Cette saison brestoise n’est définitivement pas bonne. Du premier tiers de la saison jusqu’à la dernière journée, les Bretons ne quitteront jamais la zone de relégation. « La descente s’est jouée au dernier match contre le Racing, au Parc des Princes, se souvient Sorín. On avait affrété un train de Brest pour Paris. C’est ce match, pour moi, la plus grosse déception. » Malgré son apport de joueur chevronné, malgré des performances solides, régulières, malgré les sorties en mer ou les parties de pétanque, Jorge ne brillera pas suffisamment pour maintenir Brest en D1. « Ce serait généreux de dire qu’il avait fait une bonne saison, mais plutôt une saison intéressante, sans plus » , juge Maligorne. « On avait une belle équipe, mais on ne marquait pas assez » , analyse quant à lui Sorín.

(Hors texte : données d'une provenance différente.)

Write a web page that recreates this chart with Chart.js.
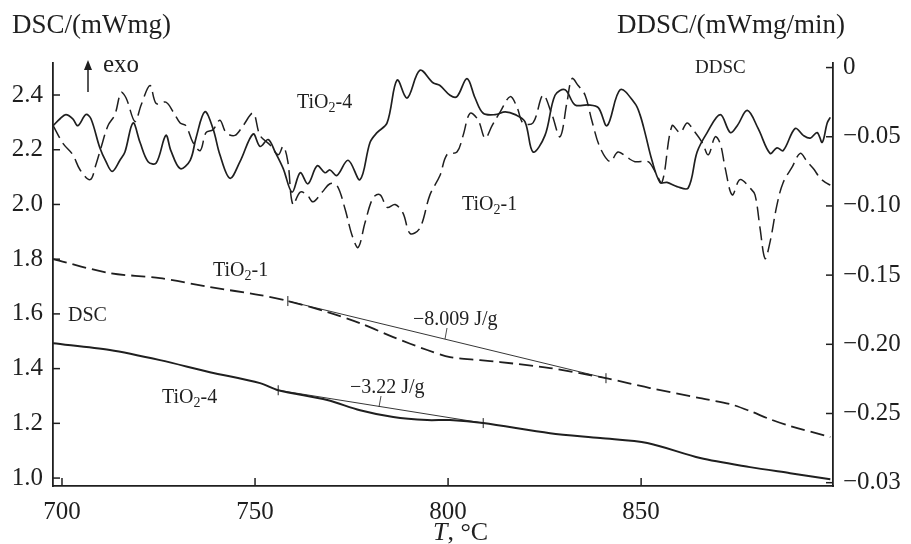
<!DOCTYPE html>
<html>
<head>
<meta charset="utf-8">
<script src="https://cdn.jsdelivr.net/npm/chart.js@4.4.0/dist/chart.umd.min.js"></script>
<style>
  html, body { margin: 0; padding: 0; background: #fff; }
  #wrap { width: 911px; height: 544px; }
</style>
</head>
<body>
<div id="wrap"><canvas id="dsc-chart" width="911" height="544"></canvas></div>
<script>
// Temperature (°C) and DSC signal (mW/mg) for both samples
const dscT1_T = [697.7, 712.4, 725.4, 738.3, 751.3, 758.5, 768.7, 777.2, 785.8, 794.6, 800.5, 808.3, 813.5, 826.4, 840.9, 852.3, 865.3, 873.1, 878.2, 883.4, 888.6, 899.0];
const dscT1 = [1.800, 1.749, 1.731, 1.698, 1.669, 1.647, 1.607, 1.566, 1.515, 1.468, 1.442, 1.431, 1.424, 1.402, 1.365, 1.329, 1.292, 1.270, 1.245, 1.215, 1.190, 1.150];

const dscT4_T = [697.7, 712.4, 725.4, 738.3, 751.3, 756.0, 768.7, 777.2, 785.8, 794.6, 800.5, 809.1, 826.4, 839.4, 851.6, 865.3, 878.2, 888.6, 899.0];
const dscT4 = [1.493, 1.468, 1.431, 1.387, 1.347, 1.321, 1.285, 1.248, 1.223, 1.212, 1.212, 1.201, 1.164, 1.146, 1.128, 1.073, 1.040, 1.018, 0.996];

// integration baselines (start / end points)
const baseT1_T = [758.5, 840.9];
const baseT1 = [1.647, 1.365];
const baseT4_T = [756.0, 809.1];
const baseT4 = [1.321, 1.201];

// DDSC (mW/mg/min), TiO2-4
const ddscT4_T = [697.7, 699.5, 701.0, 702.8, 704.1, 706.2, 707.5, 709.8, 711.4, 713.0, 715.0, 716.3, 718.4, 720.2, 722.3, 724.4, 726.9, 728.2, 730.6, 733.2, 734.7, 737.0, 739.1, 740.9, 743.5, 746.1, 749.5, 751.3, 753.4, 755.2, 757.3, 759.6, 761.7, 763.7, 766.1, 768.1, 769.4, 771.2, 774.1, 777.2, 779.8, 781.6, 784.2, 786.8, 789.4, 792.7, 796.1, 797.9, 800.5, 802.3, 804.9, 807.0, 809.1, 812.2, 814.8, 817.4, 819.9, 822.0, 825.1, 827.7, 830.3, 832.9, 836.3, 838.9, 841.2, 844.6, 848.4, 849.7, 851.0, 852.8, 854.9, 856.7, 859.3, 862.2, 864.5, 867.1, 870.5, 873.1, 874.9, 877.5, 880.3, 883.4, 885.2, 886.8, 889.9, 892.0, 893.8, 895.6, 896.9, 898.2, 899.0];
const ddscT4 = [-0.042, -0.037, -0.034, -0.037, -0.042, -0.034, -0.037, -0.058, -0.068, -0.075, -0.067, -0.061, -0.040, -0.054, -0.068, -0.069, -0.049, -0.060, -0.073, -0.067, -0.051, -0.032, -0.044, -0.063, -0.080, -0.068, -0.048, -0.057, -0.052, -0.061, -0.073, -0.090, -0.076, -0.084, -0.071, -0.076, -0.074, -0.078, -0.067, -0.081, -0.054, -0.047, -0.040, -0.009, -0.022, -0.002, -0.011, -0.013, -0.020, -0.021, -0.008, -0.022, -0.033, -0.034, -0.032, -0.034, -0.039, -0.061, -0.049, -0.020, -0.016, -0.027, -0.027, -0.029, -0.042, -0.016, -0.026, -0.034, -0.047, -0.067, -0.083, -0.083, -0.086, -0.087, -0.061, -0.047, -0.034, -0.047, -0.042, -0.031, -0.044, -0.062, -0.058, -0.060, -0.044, -0.049, -0.051, -0.047, -0.054, -0.040, -0.036];

// DDSC (mW/mg/min), TiO2-1
const ddscT1_T = [697.7, 700.3, 702.8, 704.7, 707.3, 708.8, 710.1, 711.9, 713.7, 715.3, 716.6, 718.9, 720.5, 722.8, 724.4, 726.9, 728.8, 730.6, 732.1, 733.9, 735.8, 737.3, 739.1, 740.9, 742.5, 744.8, 746.9, 749.5, 751.3, 753.9, 756.0, 757.3, 758.5, 759.8, 761.7, 763.5, 765.0, 767.4, 769.4, 771.2, 773.3, 775.1, 776.7, 778.5, 780.6, 782.4, 784.2, 786.3, 788.3, 790.2, 792.7, 795.3, 797.9, 799.7, 802.3, 803.9, 805.7, 807.8, 809.6, 811.4, 813.5, 816.1, 817.9, 819.4, 822.0, 824.6, 826.9, 829.0, 830.8, 832.1, 833.7, 835.5, 837.3, 839.4, 842.0, 844.0, 846.4, 848.4, 851.8, 853.6, 855.4, 858.0, 860.1, 861.9, 863.5, 865.8, 867.4, 869.2, 870.5, 871.8, 873.6, 875.6, 878.2, 879.5, 880.8, 882.1, 883.4, 885.2, 886.8, 889.1, 891.2, 893.0, 894.6, 896.4, 897.7, 899.0];
const ddscT1 = [-0.042, -0.055, -0.063, -0.074, -0.081, -0.070, -0.058, -0.042, -0.034, -0.018, -0.022, -0.039, -0.027, -0.013, -0.026, -0.025, -0.032, -0.040, -0.042, -0.054, -0.060, -0.047, -0.045, -0.038, -0.047, -0.049, -0.042, -0.033, -0.049, -0.056, -0.063, -0.057, -0.068, -0.099, -0.090, -0.092, -0.097, -0.090, -0.084, -0.085, -0.102, -0.121, -0.130, -0.112, -0.094, -0.092, -0.101, -0.099, -0.105, -0.120, -0.116, -0.092, -0.078, -0.063, -0.061, -0.049, -0.033, -0.038, -0.051, -0.042, -0.032, -0.021, -0.029, -0.040, -0.040, -0.020, -0.034, -0.050, -0.025, -0.008, -0.013, -0.020, -0.039, -0.058, -0.068, -0.061, -0.065, -0.068, -0.068, -0.075, -0.083, -0.042, -0.047, -0.040, -0.045, -0.054, -0.063, -0.050, -0.055, -0.073, -0.092, -0.081, -0.087, -0.092, -0.116, -0.138, -0.126, -0.099, -0.083, -0.072, -0.062, -0.068, -0.073, -0.080, -0.083, -0.085];

// axis ticks
const xTicks = [700, 750, 800, 850];
const leftTicks = [1.0, 1.2, 1.4, 1.6, 1.8, 2.0, 2.2, 2.4];
const leftTickLabels = ['1.0', '1.2', '1.4', '1.6', '1.8', '2.0', '2.2', '2.4'];
const rightTicks = [-0.30, -0.25, -0.20, -0.15, -0.10, -0.05, 0];
const rightTickLabels = ['\u22120.03', '\u22120.25', '\u22120.20', '\u22120.15', '\u22120.10', '\u22120.05', '0'];

const ink = '#1f1f1f';
const serif = '"Liberation Serif", "Times New Roman", serif';

const pts = (xs, ys) => xs.map((x, i) => ({ x: x, y: ys[i] }));

function chem(ctx, x, y, size, pre, sub, post) {
    ctx.font = size + 'px ' + serif;
    ctx.fillText(pre, x, y);
    x += ctx.measureText(pre).width;
    ctx.font = Math.round(size * 0.68) + 'px ' + serif;
    ctx.fillText(sub, x, y + size * 0.22);
    x += ctx.measureText(sub).width;
    ctx.font = size + 'px ' + serif;
    ctx.fillText(post, x, y);
}

function seg(ctx, x1, y1, x2, y2) {
    ctx.beginPath();
    ctx.moveTo(x1, y1);
    ctx.lineTo(x2, y2);
    ctx.stroke();
}

// inward tick marks, titles and in-plot labels
const decor = {
    id: 'decor',
    afterDraw(chart) {
        const { ctx, chartArea: a, scales } = chart;
        ctx.save();
        ctx.strokeStyle = ink;
        ctx.lineWidth = 1.5;
        scales.x.ticks.forEach(t => {
            const px = scales.x.getPixelForValue(t.value);
            seg(ctx, px, a.bottom, px, a.bottom - 8);
        });
        scales.y.ticks.forEach(t => {
            const py = scales.y.getPixelForValue(t.value);
            seg(ctx, a.left, py, a.left + 7, py);
        });
        scales.y2.ticks.forEach(t => {
            const py = scales.y2.getPixelForValue(t.value);
            seg(ctx, a.right, py, a.right - 7, py);
        });

        ctx.fillStyle = ink;
        ctx.textAlign = 'left';
        ctx.textBaseline = 'alphabetic';

        // axis titles
        ctx.font = '27px ' + serif;
        ctx.fillText('DSC/(mWmg)', 12, 33);
        ctx.fillText('DDSC/(mWmg/min)', 617, 33);
        ctx.font = 'italic 26px ' + serif;
        ctx.fillText('T', 433, 540);
        const tw = ctx.measureText('T').width;
        ctx.font = '26px ' + serif;
        ctx.fillText(', \u00b0C', 433 + tw, 540);

        // exo arrow
        ctx.lineWidth = 1.5;
        seg(ctx, 88, 92, 88, 66);
        ctx.beginPath();
        ctx.moveTo(88, 60);
        ctx.lineTo(84, 70);
        ctx.lineTo(92, 70);
        ctx.closePath();
        ctx.fill();
        ctx.font = '25px ' + serif;
        ctx.fillText('exo', 103, 72);

        // curve labels
        chem(ctx, 297, 108, 20, 'TiO', '2', '-4');
        chem(ctx, 462, 210, 20, 'TiO', '2', '-1');
        chem(ctx, 213, 276, 20, 'TiO', '2', '-1');
        chem(ctx, 162, 403, 20, 'TiO', '2', '-4');
        ctx.font = '19px ' + serif;
        ctx.fillText('DDSC', 695, 73);
        ctx.font = '20px ' + serif;
        ctx.fillText('DSC', 68, 321);

        // peak areas with leader lines
        ctx.fillText('\u22128.009 J/g', 413, 325);
        ctx.fillText('\u22123.22 J/g', 350, 393);
        ctx.lineWidth = 0.8;
        seg(ctx, 447, 328, 445, 339);
        seg(ctx, 381, 396, 379, 407);
        ctx.restore();
    }
};

const fixTicks = values => scale => { scale.ticks = values.map(v => ({ value: v })); };

new Chart(document.getElementById('dsc-chart').getContext('2d'), {
    type: 'line',
    data: {
        datasets: [
            { data: pts(ddscT4_T, ddscT4), yAxisID: 'y2', borderColor: ink, borderWidth: 1.7, tension: 0.35 },
            { data: pts(ddscT1_T, ddscT1), yAxisID: 'y2', borderColor: ink, borderWidth: 1.5, borderDash: [14, 6], tension: 0.35 },
            { data: pts(dscT1_T, dscT1), yAxisID: 'y', borderColor: ink, borderWidth: 1.8, borderDash: [14, 6], tension: 0.3 },
            { data: pts(dscT4_T, dscT4), yAxisID: 'y', borderColor: ink, borderWidth: 2, tension: 0.3 },
            { data: pts(baseT1_T, baseT1), yAxisID: 'y', borderColor: ink, borderWidth: 0.9,
              pointRadius: 5, pointStyle: 'line', pointRotation: 90, pointBorderColor: ink, pointBorderWidth: 1 },
            { data: pts(baseT4_T, baseT4), yAxisID: 'y', borderColor: ink, borderWidth: 0.9,
              pointRadius: 5, pointStyle: 'line', pointRotation: 90, pointBorderColor: ink, pointBorderWidth: 1 }
        ]
    },
    options: {
        responsive: false,
        animation: false,
        events: [],
        layout: { padding: { top: 63, left: 0, right: 0, bottom: 0 } },
        elements: { point: { radius: 0 } },
        plugins: { legend: { display: false }, tooltip: { enabled: false } },
        scales: {
            x: {
                type: 'linear',
                min: 697.67,
                max: 899.7,
                afterBuildTicks: fixTicks(xTicks),
                afterFit: s => { s.height = 58; },
                grid: { display: false, drawTicks: false },
                border: { display: true, color: ink, width: 1.8 },
                ticks: { color: ink, font: { family: serif, size: 25 }, padding: 11, maxRotation: 0 }
            },
            y: {
                position: 'left',
                min: 0.971,
                max: 2.517,
                afterBuildTicks: fixTicks(leftTicks),
                afterFit: s => { s.width = 53; },
                grid: { display: false, drawTicks: false },
                border: { display: true, color: ink, width: 1.8 },
                ticks: {
                    color: ink, font: { family: serif, size: 25 }, padding: 10,
                    callback: v => leftTickLabels[leftTicks.findIndex(t => Math.abs(t - v) < 1e-6)]
                }
            },
            y2: {
                position: 'right',
                min: -0.3024,
                max: 0.0033,
                afterBuildTicks: fixTicks(rightTicks),
                afterFit: s => { s.width = 78; },
                grid: { display: false, drawTicks: false },
                border: { display: true, color: ink, width: 1.8 },
                ticks: {
                    color: ink, font: { family: serif, size: 25 }, padding: 10,
                    callback: v => rightTickLabels[rightTicks.findIndex(t => Math.abs(t - v) < 1e-6)]
                }
            }
        }
    },
    plugins: [decor]
});
</script>
</body>
</html>
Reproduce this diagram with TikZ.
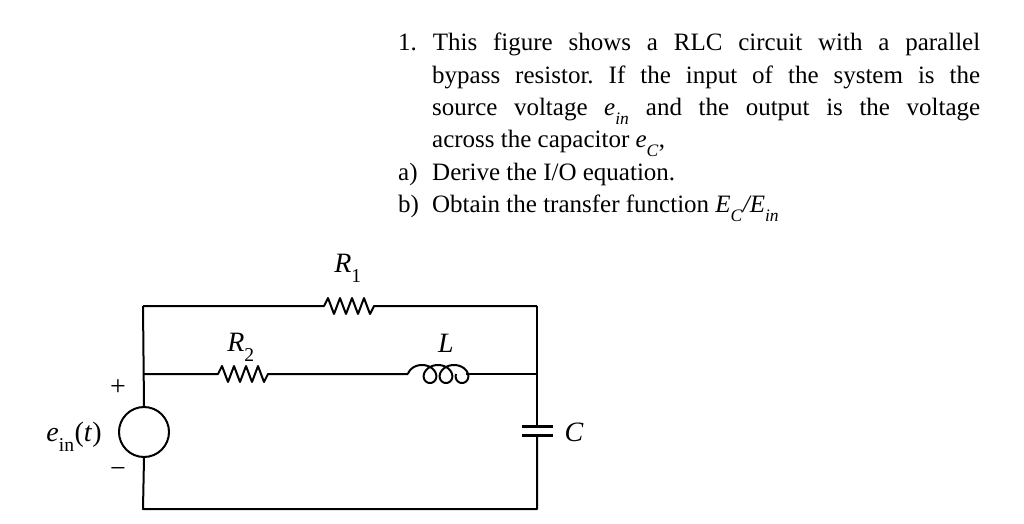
\documentclass[tikz,border=0pt]{standalone}
\usepackage{fontspec}
\setmainfont{Liberation Serif}
\frenchspacing
\newcommand{\lsub}[1]{\raisebox{-0.45ex}{\textsubscript{#1}}}
\begin{document}
\begin{tikzpicture}[x=1pt,y=-1pt,wire/.style={line width=2pt,line join=round},
 lbl/.style={font=\fontsize{28}{30}\selectfont,inner sep=0pt}]
\useasboundingbox (0,0) rectangle (1024,524);
\node[anchor=north west,inner sep=0pt] (txt) at (398,33) {\parbox{582pt}{\fontsize{25}{32.3}\selectfont
\hangindent=34pt\hangafter=1 1.~This figure shows a RLC circuit with a parallel\linebreak
bypass resistor. If the input of the system is the\linebreak
source voltage \textit{e\lsub{in}} and the output is the voltage\linebreak
across the capacitor \textit{e\lsub{C}},\par
\noindent\hbox to 34pt{a)\hfil}Derive the I/O equation.\par
\noindent\hbox to 34pt{b)\hfil}Obtain the transfer function \textit{E\lsub{C}/E\lsub{in}}}};
\coordinate (tl) at (143,306); \coordinate (tr) at (537,306);
\coordinate (ml) at (143,374); \coordinate (mr) at (537,374);
\coordinate (bl) at (143,509); \coordinate (br) at (537,509);
\node[draw,circle,line width=2pt,minimum size=50pt,inner sep=0pt] (src) at (144,432) {};
% R1
\draw[wire] (tl) -- (324,306) -- (328,298) -- (334,314) -- (340,298) -- (346,314) -- (352,298) -- (358,314) -- (364,298) -- (370,314) -- (374,306) -- (tr);
% R2 and L
\draw[wire] (ml) -- (218,374) -- (222,366) -- (228,382) -- (234,366) -- (240,382) -- (246,366) -- (252,382) -- (258,366) -- (264,382) -- (268,374) -- (408,374);
\draw[wire,domain=0:1080,samples=200,variable=\t] plot ({418+\t/360*16-10*cos(\t)},{374-9*sin(\t)});
\draw[wire] (466,374) -- (mr);
\coordinate (cap1) at (537,426); \coordinate (cap2) at (537,435);
\draw[wire] (tr) -- (cap1); \draw[wire] (cap2) -- (br) -- (bl) -- (src.south);
\draw[wire] (tl) -- (src.north);
\draw[line width=3pt] (522,426) -- (553,426); \draw[line width=3pt] (522,435) -- (553,435);
\node[lbl] (r1) at (348,268) {\textit{R}\lsub{1}};
\node[lbl] (r2) at (241,347) {\textit{R}\lsub{2}};
\node[lbl] (ll) at (446,343) {\textit{L}};
\node[lbl] (cl) at (574,432) {\textit{C}};
\node[lbl] (pl) at (118,388) {+};
\node[lbl] (mn) at (118,472) {\textminus};
\node[lbl] (ein) at (74,437) {\textit{e}\lsub{in}(\textit{t})};
\end{tikzpicture}
\end{document}
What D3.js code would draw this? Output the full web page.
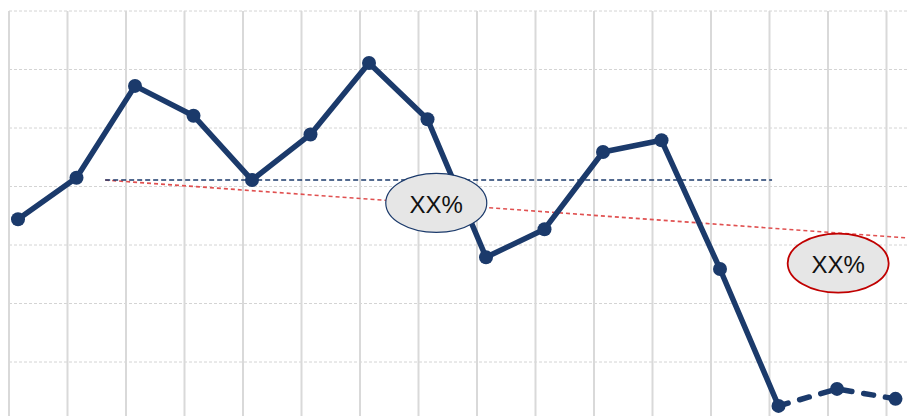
<!DOCTYPE html>
<html>
<head>
<meta charset="utf-8">
<script src="https://cdn.jsdelivr.net/npm/d3@7"></script>
<style>
  html, body { margin: 0; padding: 0; background: #ffffff; }
  svg { display: block; }
</style>
</head>
<body>
<svg id="chart" width="908" height="416"></svg>
<script>
// ---- data ----
const periods = d3.range(16);                       // 16 periods (no labels shown)
const values  = [34.4, 41.5, 57.2, 52.1, 41.1, 48.9, 61.1, 51.5,
                 27.9, 32.7, 45.9, 47.9, 25.9, 2.5, 5.4, 3.7];
const actualCount = 14;                             // last 3 points form the dashed (forecast) part
const yTicks = [10, 20, 30, 40, 50, 60, 70];
const avgLine   = [{i: 1.49, v: 41.1}, {i: 12.89, v: 41.1}];
const trendLine = [{i: 1.49, v: 41.1}, {i: 15.21, v: 31.2}];
const labels = [
  {i: 7.15,  v: 37.2, text: "XX%", stroke: "#1b3a6b"},
  {i: 14.02, v: 26.9, text: "XX%", stroke: "#c00000"}
];

// ---- setup ----
const svg = d3.select("#chart");
const W = 908, H = 416;
const x = d3.scaleLinear().domain([0, 15]).range([18, 895.5]);
const y = d3.scaleLinear().domain([0, 70]).range([420.5, 11]);
const gridShift = 9 / 58.5;   // vertical grid lines sit slightly left of each point
const navy = "#1b3a6b";

// horizontal dashed grid
svg.append("g").selectAll("line").data(yTicks).join("line")
  .attr("x1", x(-gridShift)).attr("x2", W)
  .attr("y1", d => y(d)).attr("y2", d => y(d))
  .attr("stroke", "#d4d4d4").attr("stroke-width", 1)
  .attr("stroke-dasharray", "3,2");

// vertical solid grid
svg.append("g").selectAll("line").data(periods).join("line")
  .attr("x1", d => x(d - gridShift)).attr("x2", d => x(d - gridShift))
  .attr("y1", y(70)).attr("y2", H)
  .attr("stroke", "#d9d9d9").attr("stroke-width", 2);

// reference lines
const refLine = d3.line().x(d => x(d.i)).y(d => y(d.v));
svg.append("path").attr("d", refLine(trendLine))
  .attr("fill", "none").attr("stroke", "#e05050").attr("stroke-width", 1.6)
  .attr("stroke-dasharray", "4,3");
svg.append("path").attr("d", refLine(avgLine))
  .attr("fill", "none").attr("stroke", navy).attr("stroke-width", 1.4)
  .attr("stroke-dasharray", "5,3");

// main series
const pts = values.map((v, i) => ({i, v}));
const line = d3.line().x(d => x(d.i)).y(d => y(d.v));
svg.append("path").attr("d", line(pts.slice(0, actualCount)))
  .attr("fill", "none").attr("stroke", navy).attr("stroke-width", 5.5)
  .attr("stroke-linejoin", "round");
svg.append("path").attr("d", line(pts.slice(actualCount - 1)))
  .attr("fill", "none").attr("stroke", navy).attr("stroke-width", 5.5)
  .attr("stroke-dasharray", "10,12").attr("stroke-linecap", "round");
svg.append("g").selectAll("circle").data(pts).join("circle")
  .attr("cx", d => x(d.i)).attr("cy", d => y(d.v)).attr("r", 7)
  .attr("fill", navy);

// ellipse labels
const lg = svg.append("g").selectAll("g").data(labels).join("g")
  .attr("transform", d => `translate(${x(d.i)},${y(d.v)})`);
lg.append("ellipse").attr("rx", 50.5).attr("ry", 29.5)
  .attr("fill", "#e6e6e6").attr("stroke", d => d.stroke)
  .attr("stroke-width", (d, i) => i === 0 ? 1.2 : 1.8);
lg.append("text").text(d => d.text)
  .attr("text-anchor", "middle").attr("dy", 10)
  .attr("font-family", "Liberation Sans, Arial, sans-serif")
  .attr("font-size", 24).attr("fill", "#111");
</script>
</body>
</html>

C’est sans doute pour cette raison que le président Yvinec s’était lancé dans une folle escapade à l’automne 87 en Colombie pour ramener dans le Finistère via le Panama, le Venezuela et l’Espagne, le buteur international paraguayen Roberto Cabanas, arraché à l’América Cali, détenu alors par le cartel de la ville, des frères Rodríguez. Un Cabanas qui ne jouera finalement pas une minute de la saison, car bloqué par la FFF pour un trop grand nombre d’étrangers à Brest. La situation se décantera par l’exercice 1988-1989. Malgré trois années de contrat encore à honorer, Jorge Higuaín quitte le Finistère. « Je crois qu’il aurait aimé faire une année de plus chez nous, mais les dirigeants ne voulaient pas qu’il reste. Je ne sais pas trop pourquoi. Après, les dirigeants de l’époque, bon… C’était une période bizarre quand même… » , souffle une nouvelle fois Bernard Maligorne.